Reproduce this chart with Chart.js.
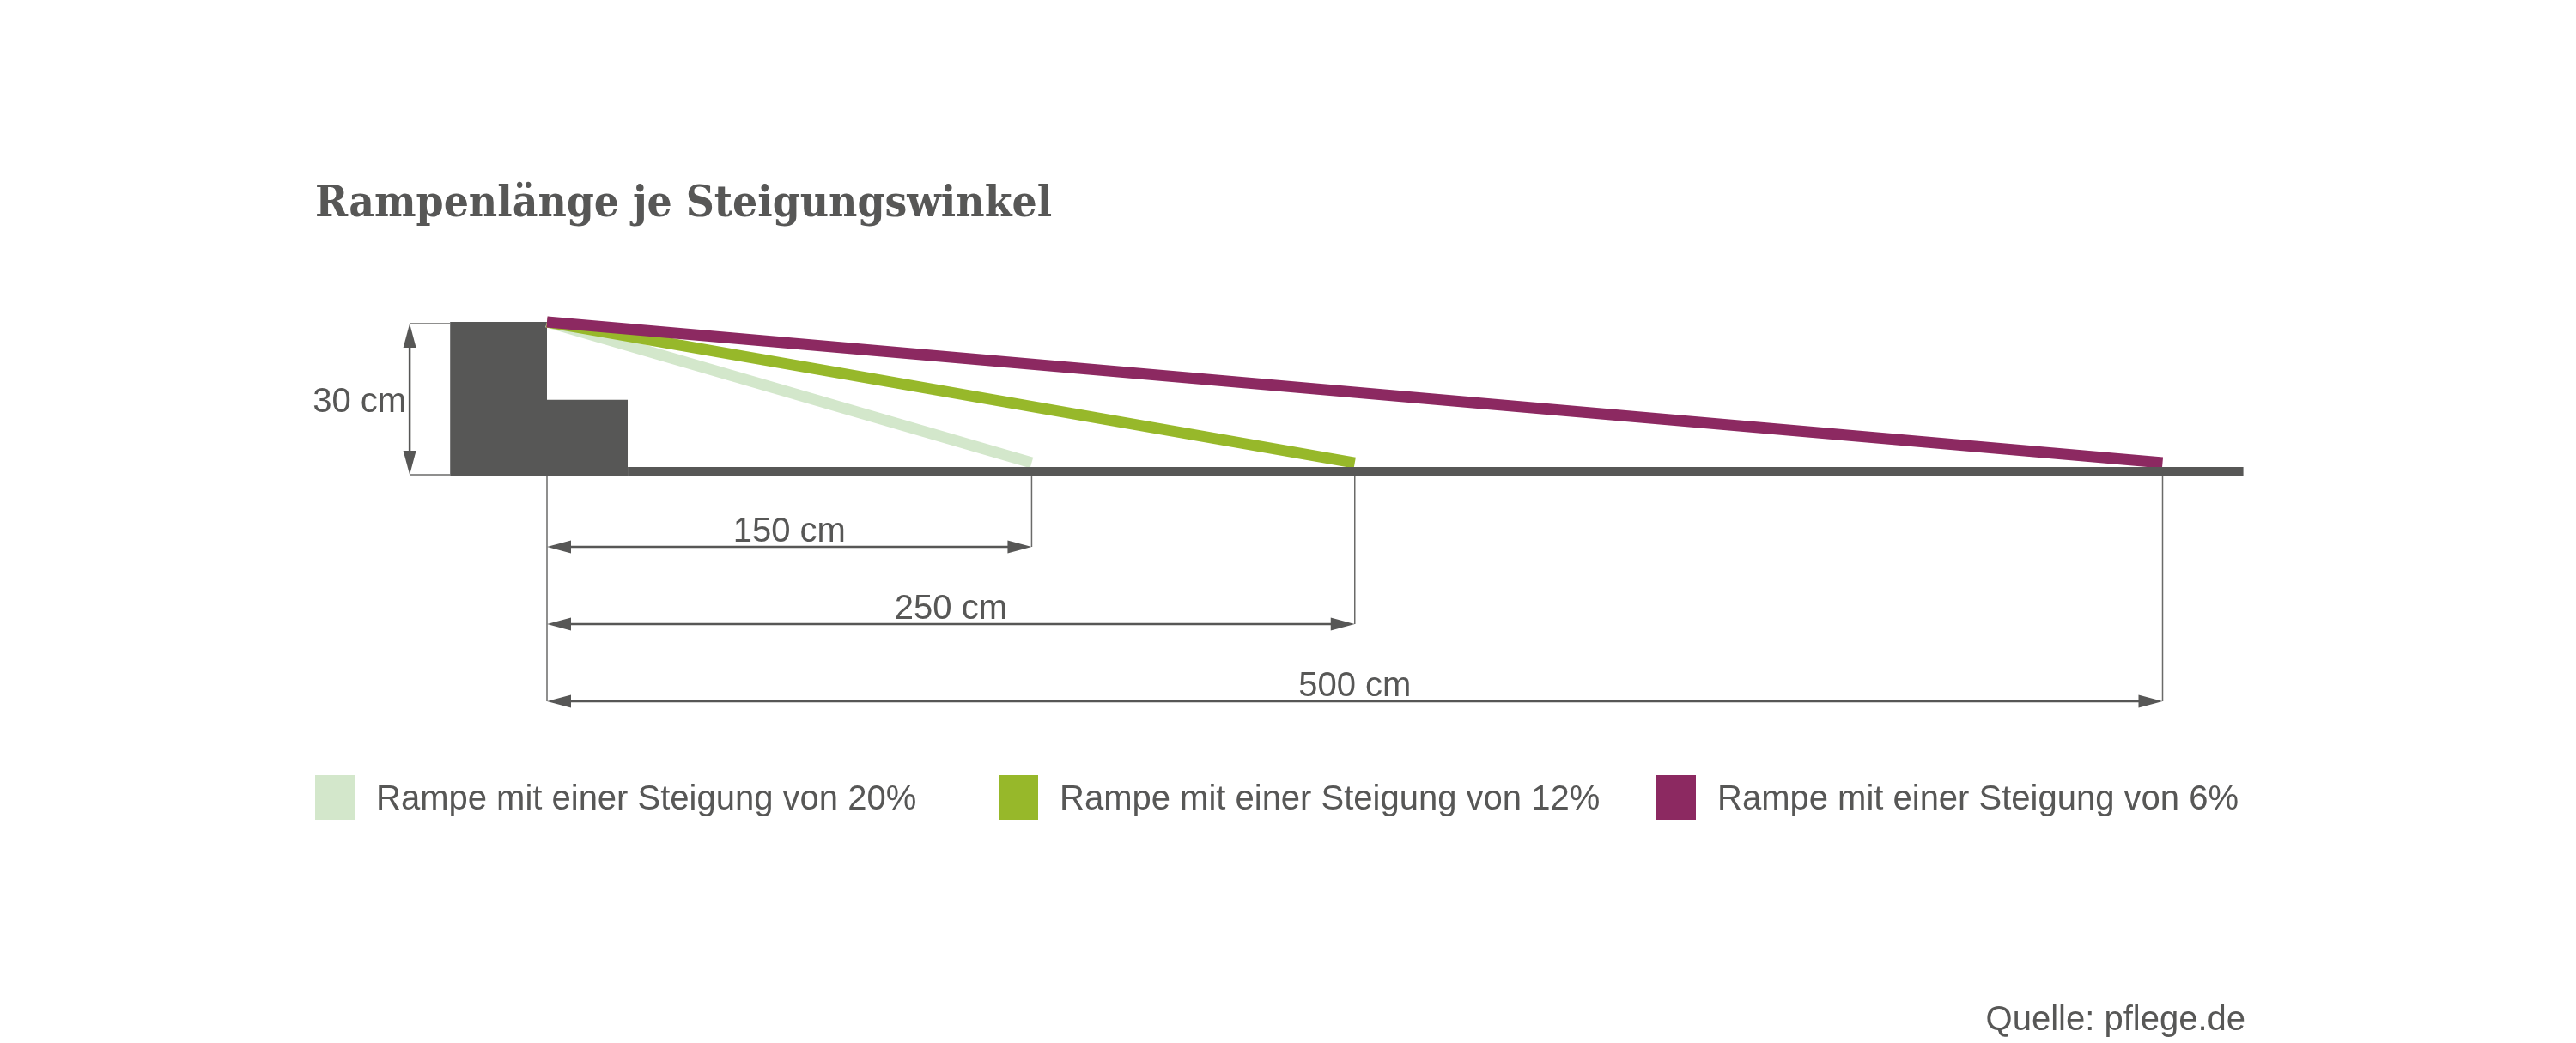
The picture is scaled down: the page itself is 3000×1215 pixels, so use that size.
<!DOCTYPE html>
<html lang="de">
<head>
<meta charset="utf-8">
<title>Rampenlänge je Steigungswinkel</title>
<script src="https://cdn.jsdelivr.net/npm/chart.js@4.4.0/dist/chart.umd.min.js"></script>
<style>
    html, body { margin: 0; padding: 0; background: #fff; }
    body {
        width: 3000px; height: 1215px; position: relative; overflow: hidden;
        font-family: "Liberation Sans", Arial, sans-serif; color: #575756;
    }
    #title {
        position: absolute; left: 367px; top: 209px; white-space: nowrap;
        font: bold 51px "DejaVu Serif Condensed", "DejaVu Serif", serif; line-height: 51px;
    }
    #chartBox { position: absolute; left: 0; top: 0; width: 3000px; height: 1215px; }
    .item { position: absolute; top: 903px; display: flex; align-items: center; white-space: nowrap; font-size: 40px; }
    .swatch { width: 46px; height: 52px; margin-right: 25px; }
    #source { position: absolute; right: 385px; top: 1163px; font-size: 40px; line-height: 46px; }
</style>
</head>
<body>
<div id="title">Rampenlänge je Steigungswinkel</div>
<div id="chartBox"><canvas id="rampChart"></canvas></div>
<div id="legend"></div>
<div id="source">Quelle: pflege.de</div>

<script>
// Daten (cm)
const RAMP_LABELS = [
    'Rampe mit einer Steigung von 20%',
    'Rampe mit einer Steigung von 12%',
    'Rampe mit einer Steigung von 6%'
];
const RAMP_LENGTHS = [150, 250, 500];
const RAMP_COLORS = ['#d3e7cb', '#97b82a', '#8c2961'];
const STEP_HEIGHT = 30;

// Stufe (Schema) und Boden
const BLOCK_X = [-30, 0, 0, 25];
const BLOCK_Y = [30, 30, 13.4, 13.4];
const GROUND_X = [25, 525];
const GROUND_Y = -1.92;

const GRAY = '#575756';
const THIN = '#6a6a69';
const LEGEND_LEFT = [367, 1163, 1929];

// Legende
const legend = document.getElementById('legend');
RAMP_LABELS.forEach((label, i) => {
    const item = document.createElement('div');
    item.className = 'item';
    item.style.left = LEGEND_LEFT[i] + 'px';
    item.innerHTML = `<span class="swatch" style="background:${RAMP_COLORS[i]}"></span><span>${label}</span>`;
    legend.appendChild(item);
});

function drawArrowHead(ctx, x, y, dx, dy) {
    // Pfeilspitze zeigt in Richtung (dx, dy)
    const len = 28, half = 7.5;
    const px = -dy, py = dx;
    ctx.beginPath();
    ctx.moveTo(x, y);
    ctx.lineTo(x - dx * len + px * half, y - dy * len + py * half);
    ctx.lineTo(x - dx * len - px * half, y - dy * len - py * half);
    ctx.closePath();
    ctx.fill();
}

function drawLine(ctx, x1, y1, x2, y2, w, color) {
    ctx.beginPath();
    ctx.lineWidth = w;
    ctx.strokeStyle = color;
    ctx.moveTo(x1, y1);
    ctx.lineTo(x2, y2);
    ctx.stroke();
}

// Bemaßung
const dimensionPlugin = {
    id: 'dimensions',
    afterDatasetsDraw(chart) {
        const { ctx, scales: { x, y } } = chart;
        const x0 = x.getPixelForValue(0);
        const groundBottom = y.getPixelForValue(GROUND_Y) + 5.5;
        ctx.save();
        ctx.fillStyle = GRAY;
        ctx.font = '40px "Liberation Sans", Arial, sans-serif';
        ctx.textAlign = 'center';
        ctx.textBaseline = 'alphabetic';

        let lastY = groundBottom;
        RAMP_LENGTHS.forEach((len, i) => {
            const xe = x.getPixelForValue(len);
            const yd = groundBottom + 82 + i * 90;
            drawLine(ctx, xe, groundBottom, xe, yd, 1.5, THIN);
            drawLine(ctx, x0 + 20, yd, xe - 20, yd, 2.5, GRAY);
            drawArrowHead(ctx, x0, yd, -1, 0);
            drawArrowHead(ctx, xe, yd, 1, 0);
            ctx.fillText(len + ' cm', (x0 + xe) / 2, yd - 6);
            lastY = yd;
        });
        drawLine(ctx, x0, groundBottom, x0, lastY, 1.5, THIN);

        // Höhe
        const blockLeft = x.getPixelForValue(BLOCK_X[0]);
        const xa = blockLeft - 47;
        const yTop = y.getPixelForValue(STEP_HEIGHT) + 2;
        const yBot = groundBottom - 2;
        drawLine(ctx, xa, yTop, blockLeft, yTop, 1.5, THIN);
        drawLine(ctx, xa, yBot, blockLeft, yBot, 1.5, THIN);
        drawLine(ctx, xa, yTop + 20, xa, yBot - 20, 2.5, GRAY);
        drawArrowHead(ctx, xa, yTop, 0, -1);
        drawArrowHead(ctx, xa, yBot, 0, 1);
        ctx.textAlign = 'right';
        ctx.fillText(STEP_HEIGHT + ' cm', xa - 4, (yTop + yBot) / 2 + 15);
        ctx.restore();
    }
};

const datasets = [];
// Rampen: 6% oben, 20% unten
RAMP_LENGTHS.forEach((len, i) => {
    datasets.push({
        label: RAMP_LABELS[i],
        data: [{ x: 0, y: STEP_HEIGHT }, { x: len, y: 0 }],
        borderColor: RAMP_COLORS[i],
        borderWidth: 13,
        borderCapStyle: 'butt',
        pointRadius: 0,
        fill: false,
        order: 3 - i
    });
});
datasets.push({
    label: 'Boden',
    data: GROUND_X.map(v => ({ x: v, y: GROUND_Y })),
    borderColor: GRAY,
    borderWidth: 11,
    borderCapStyle: 'butt',
    pointRadius: 0,
    fill: false,
    order: 0
});
datasets.push({
    label: 'Stufe',
    data: BLOCK_X.map((v, i) => ({ x: v, y: BLOCK_Y[i] })),
    borderWidth: 0,
    borderColor: GRAY,
    backgroundColor: GRAY,
    pointRadius: 0,
    fill: { value: GROUND_Y - 1.0 },
    order: 5
});

new Chart(document.getElementById('rampChart'), {
    type: 'line',
    data: { datasets: datasets },
    options: {
        responsive: true,
        maintainAspectRatio: false,
        animation: false,
        devicePixelRatio: 1,
        layout: { padding: { left: 448.85, right: 368.6, top: 347.7, bottom: 375.3 } },
        plugins: { legend: { display: false }, tooltip: { enabled: false } },
        scales: {
            x: { type: 'linear', display: false, min: -50, max: 530 },
            y: { type: 'linear', display: false, min: -55, max: 35 }
        }
    },
    plugins: [dimensionPlugin]
});
</script>
</body>
</html>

EXERCISE AIM: Word for word, quote the full listing, omitting every picture.

CORRECT ANSWER:
Reproduce this chart with Chart.js.
The picture is scaled down: the page itself is 3000×1215 pixels, so use that size.
<!DOCTYPE html>
<html lang="de">
<head>
<meta charset="utf-8">
<title>Rampenlänge je Steigungswinkel</title>
<script src="https://cdn.jsdelivr.net/npm/chart.js@4.4.0/dist/chart.umd.min.js"></script>
<style>
    html, body { margin: 0; padding: 0; background: #fff; }
    body {
        width: 3000px; height: 1215px; position: relative; overflow: hidden;
        font-family: "Liberation Sans", Arial, sans-serif; color: #575756;
    }
    #title {
        position: absolute; left: 367px; top: 209px; white-space: nowrap;
        font: bold 51px "DejaVu Serif Condensed", "DejaVu Serif", serif; line-height: 51px;
    }
    #chartBox { position: absolute; left: 0; top: 0; width: 3000px; height: 1215px; }
    .item { position: absolute; top: 903px; display: flex; align-items: center; white-space: nowrap; font-size: 40px; }
    .swatch { width: 46px; height: 52px; margin-right: 25px; }
    #source { position: absolute; right: 385px; top: 1163px; font-size: 40px; line-height: 46px; }
</style>
</head>
<body>
<div id="title">Rampenlänge je Steigungswinkel</div>
<div id="chartBox"><canvas id="rampChart"></canvas></div>
<div id="legend"></div>
<div id="source">Quelle: pflege.de</div>

<script>
// Daten (cm)
const RAMP_LABELS = [
    'Rampe mit einer Steigung von 20%',
    'Rampe mit einer Steigung von 12%',
    'Rampe mit einer Steigung von 6%'
];
const RAMP_LENGTHS = [150, 250, 500];
const RAMP_COLORS = ['#d3e7cb', '#97b82a', '#8c2961'];
const STEP_HEIGHT = 30;

// Stufe (Schema) und Boden
const BLOCK_X = [-30, 0, 0, 25];
const BLOCK_Y = [30, 30, 13.4, 13.4];
const GROUND_X = [25, 525];
const GROUND_Y = -1.92;

const GRAY = '#575756';
const THIN = '#6a6a69';
const LEGEND_LEFT = [367, 1163, 1929];

// Legende
const legend = document.getElementById('legend');
RAMP_LABELS.forEach((label, i) => {
    const item = document.createElement('div');
    item.className = 'item';
    item.style.left = LEGEND_LEFT[i] + 'px';
    item.innerHTML = `<span class="swatch" style="background:${RAMP_COLORS[i]}"></span><span>${label}</span>`;
    legend.appendChild(item);
});

function drawArrowHead(ctx, x, y, dx, dy) {
    // Pfeilspitze zeigt in Richtung (dx, dy)
    const len = 28, half = 7.5;
    const px = -dy, py = dx;
    ctx.beginPath();
    ctx.moveTo(x, y);
    ctx.lineTo(x - dx * len + px * half, y - dy * len + py * half);
    ctx.lineTo(x - dx * len - px * half, y - dy * len - py * half);
    ctx.closePath();
    ctx.fill();
}

function drawLine(ctx, x1, y1, x2, y2, w, color) {
    ctx.beginPath();
    ctx.lineWidth = w;
    ctx.strokeStyle = color;
    ctx.moveTo(x1, y1);
    ctx.lineTo(x2, y2);
    ctx.stroke();
}

// Bemaßung
const dimensionPlugin = {
    id: 'dimensions',
    afterDatasetsDraw(chart) {
        const { ctx, scales: { x, y } } = chart;
        const x0 = x.getPixelForValue(0);
        const groundBottom = y.getPixelForValue(GROUND_Y) + 5.5;
        ctx.save();
        ctx.fillStyle = GRAY;
        ctx.font = '40px "Liberation Sans", Arial, sans-serif';
        ctx.textAlign = 'center';
        ctx.textBaseline = 'alphabetic';

        let lastY = groundBottom;
        RAMP_LENGTHS.forEach((len, i) => {
            const xe = x.getPixelForValue(len);
            const yd = groundBottom + 82 + i * 90;
            drawLine(ctx, xe, groundBottom, xe, yd, 1.5, THIN);
            drawLine(ctx, x0 + 20, yd, xe - 20, yd, 2.5, GRAY);
            drawArrowHead(ctx, x0, yd, -1, 0);
            drawArrowHead(ctx, xe, yd, 1, 0);
            ctx.fillText(len + ' cm', (x0 + xe) / 2, yd - 6);
            lastY = yd;
        });
        drawLine(ctx, x0, groundBottom, x0, lastY, 1.5, THIN);

        // Höhe
        const blockLeft = x.getPixelForValue(BLOCK_X[0]);
        const xa = blockLeft - 47;
        const yTop = y.getPixelForValue(STEP_HEIGHT) + 2;
        const yBot = groundBottom - 2;
        drawLine(ctx, xa, yTop, blockLeft, yTop, 1.5, THIN);
        drawLine(ctx, xa, yBot, blockLeft, yBot, 1.5, THIN);
        drawLine(ctx, xa, yTop + 20, xa, yBot - 20, 2.5, GRAY);
        drawArrowHead(ctx, xa, yTop, 0, -1);
        drawArrowHead(ctx, xa, yBot, 0, 1);
        ctx.textAlign = 'right';
        ctx.fillText(STEP_HEIGHT + ' cm', xa - 4, (yTop + yBot) / 2 + 15);
        ctx.restore();
    }
};

const datasets = [];
// Rampen: 6% oben, 20% unten
RAMP_LENGTHS.forEach((len, i) => {
    datasets.push({
        label: RAMP_LABELS[i],
        data: [{ x: 0, y: STEP_HEIGHT }, { x: len, y: 0 }],
        borderColor: RAMP_COLORS[i],
        borderWidth: 13,
        borderCapStyle: 'butt',
        pointRadius: 0,
        fill: false,
        order: 3 - i
    });
});
datasets.push({
    label: 'Boden',
    data: GROUND_X.map(v => ({ x: v, y: GROUND_Y })),
    borderColor: GRAY,
    borderWidth: 11,
    borderCapStyle: 'butt',
    pointRadius: 0,
    fill: false,
    order: 0
});
datasets.push({
    label: 'Stufe',
    data: BLOCK_X.map((v, i) => ({ x: v, y: BLOCK_Y[i] })),
    borderWidth: 0,
    borderColor: GRAY,
    backgroundColor: GRAY,
    pointRadius: 0,
    fill: { value: GROUND_Y - 1.0 },
    order: 5
});

new Chart(document.getElementById('rampChart'), {
    type: 'line',
    data: { datasets: datasets },
    options: {
        responsive: true,
        maintainAspectRatio: false,
        animation: false,
        devicePixelRatio: 1,
        layout: { padding: { left: 448.85, right: 368.6, top: 347.7, bottom: 375.3 } },
        plugins: { legend: { display: false }, tooltip: { enabled: false } },
        scales: {
            x: { type: 'linear', display: false, min: -50, max: 530 },
            y: { type: 'linear', display: false, min: -55, max: 35 }
        }
    },
    plugins: [dimensionPlugin]
});
</script>
</body>
</html>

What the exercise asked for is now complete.